• DATA EXCERPT:
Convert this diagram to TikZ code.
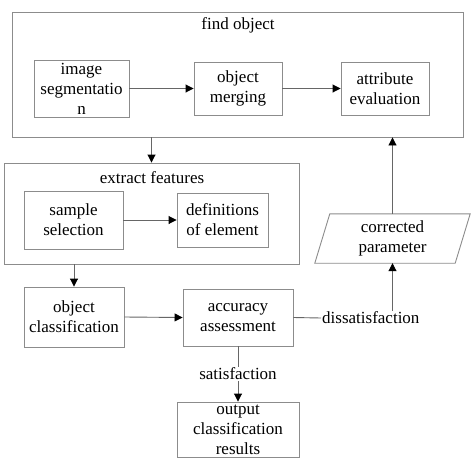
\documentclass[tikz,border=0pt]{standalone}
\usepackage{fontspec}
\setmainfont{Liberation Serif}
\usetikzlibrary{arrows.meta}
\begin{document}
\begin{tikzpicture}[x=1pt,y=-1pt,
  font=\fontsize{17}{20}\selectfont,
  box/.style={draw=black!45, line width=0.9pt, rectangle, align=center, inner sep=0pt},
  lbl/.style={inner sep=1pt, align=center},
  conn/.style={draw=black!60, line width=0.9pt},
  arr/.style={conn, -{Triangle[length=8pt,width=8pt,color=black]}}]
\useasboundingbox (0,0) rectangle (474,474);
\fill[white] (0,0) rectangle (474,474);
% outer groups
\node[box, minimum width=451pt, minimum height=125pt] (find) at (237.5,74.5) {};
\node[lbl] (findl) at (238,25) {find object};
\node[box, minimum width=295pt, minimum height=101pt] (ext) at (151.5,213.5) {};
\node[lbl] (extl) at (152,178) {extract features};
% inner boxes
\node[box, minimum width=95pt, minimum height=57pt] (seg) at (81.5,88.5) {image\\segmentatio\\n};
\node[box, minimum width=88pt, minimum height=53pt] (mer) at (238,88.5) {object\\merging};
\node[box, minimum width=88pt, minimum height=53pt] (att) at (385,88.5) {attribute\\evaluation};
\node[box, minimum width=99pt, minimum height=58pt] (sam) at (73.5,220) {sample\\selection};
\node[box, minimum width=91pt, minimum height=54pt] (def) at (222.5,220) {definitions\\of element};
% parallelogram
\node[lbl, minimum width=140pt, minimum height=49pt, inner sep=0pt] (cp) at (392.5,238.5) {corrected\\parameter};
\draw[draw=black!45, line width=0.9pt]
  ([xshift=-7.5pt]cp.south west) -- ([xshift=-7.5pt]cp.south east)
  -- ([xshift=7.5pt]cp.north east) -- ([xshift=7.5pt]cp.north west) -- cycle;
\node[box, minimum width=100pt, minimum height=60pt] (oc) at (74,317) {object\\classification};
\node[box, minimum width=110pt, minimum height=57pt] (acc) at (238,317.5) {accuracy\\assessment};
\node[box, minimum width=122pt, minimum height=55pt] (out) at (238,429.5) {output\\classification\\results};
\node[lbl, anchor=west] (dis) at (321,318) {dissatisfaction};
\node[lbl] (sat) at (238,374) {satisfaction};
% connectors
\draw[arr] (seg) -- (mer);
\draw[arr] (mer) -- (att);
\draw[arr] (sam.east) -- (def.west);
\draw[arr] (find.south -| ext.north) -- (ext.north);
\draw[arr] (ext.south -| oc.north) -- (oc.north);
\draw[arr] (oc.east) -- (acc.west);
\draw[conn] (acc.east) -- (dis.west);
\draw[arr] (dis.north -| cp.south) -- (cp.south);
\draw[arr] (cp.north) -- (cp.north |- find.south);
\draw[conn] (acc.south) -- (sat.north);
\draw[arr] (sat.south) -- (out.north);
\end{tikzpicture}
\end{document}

• GIVEN INSTRUCTION:
Restate the whole of the material word for word without the pictures.

• FULL RESPONSE:
Convert this diagram to TikZ code.
\documentclass[tikz,border=0pt]{standalone}
\usepackage{fontspec}
\setmainfont{Liberation Serif}
\usetikzlibrary{arrows.meta}
\begin{document}
\begin{tikzpicture}[x=1pt,y=-1pt,
  font=\fontsize{17}{20}\selectfont,
  box/.style={draw=black!45, line width=0.9pt, rectangle, align=center, inner sep=0pt},
  lbl/.style={inner sep=1pt, align=center},
  conn/.style={draw=black!60, line width=0.9pt},
  arr/.style={conn, -{Triangle[length=8pt,width=8pt,color=black]}}]
\useasboundingbox (0,0) rectangle (474,474);
\fill[white] (0,0) rectangle (474,474);
% outer groups
\node[box, minimum width=451pt, minimum height=125pt] (find) at (237.5,74.5) {};
\node[lbl] (findl) at (238,25) {find object};
\node[box, minimum width=295pt, minimum height=101pt] (ext) at (151.5,213.5) {};
\node[lbl] (extl) at (152,178) {extract features};
% inner boxes
\node[box, minimum width=95pt, minimum height=57pt] (seg) at (81.5,88.5) {image\\segmentatio\\n};
\node[box, minimum width=88pt, minimum height=53pt] (mer) at (238,88.5) {object\\merging};
\node[box, minimum width=88pt, minimum height=53pt] (att) at (385,88.5) {attribute\\evaluation};
\node[box, minimum width=99pt, minimum height=58pt] (sam) at (73.5,220) {sample\\selection};
\node[box, minimum width=91pt, minimum height=54pt] (def) at (222.5,220) {definitions\\of element};
% parallelogram
\node[lbl, minimum width=140pt, minimum height=49pt, inner sep=0pt] (cp) at (392.5,238.5) {corrected\\parameter};
\draw[draw=black!45, line width=0.9pt]
  ([xshift=-7.5pt]cp.south west) -- ([xshift=-7.5pt]cp.south east)
  -- ([xshift=7.5pt]cp.north east) -- ([xshift=7.5pt]cp.north west) -- cycle;
\node[box, minimum width=100pt, minimum height=60pt] (oc) at (74,317) {object\\classification};
\node[box, minimum width=110pt, minimum height=57pt] (acc) at (238,317.5) {accuracy\\assessment};
\node[box, minimum width=122pt, minimum height=55pt] (out) at (238,429.5) {output\\classification\\results};
\node[lbl, anchor=west] (dis) at (321,318) {dissatisfaction};
\node[lbl] (sat) at (238,374) {satisfaction};
% connectors
\draw[arr] (seg) -- (mer);
\draw[arr] (mer) -- (att);
\draw[arr] (sam.east) -- (def.west);
\draw[arr] (find.south -| ext.north) -- (ext.north);
\draw[arr] (ext.south -| oc.north) -- (oc.north);
\draw[arr] (oc.east) -- (acc.west);
\draw[conn] (acc.east) -- (dis.west);
\draw[arr] (dis.north -| cp.south) -- (cp.south);
\draw[arr] (cp.north) -- (cp.north |- find.south);
\draw[conn] (acc.south) -- (sat.north);
\draw[arr] (sat.south) -- (out.north);
\end{tikzpicture}
\end{document}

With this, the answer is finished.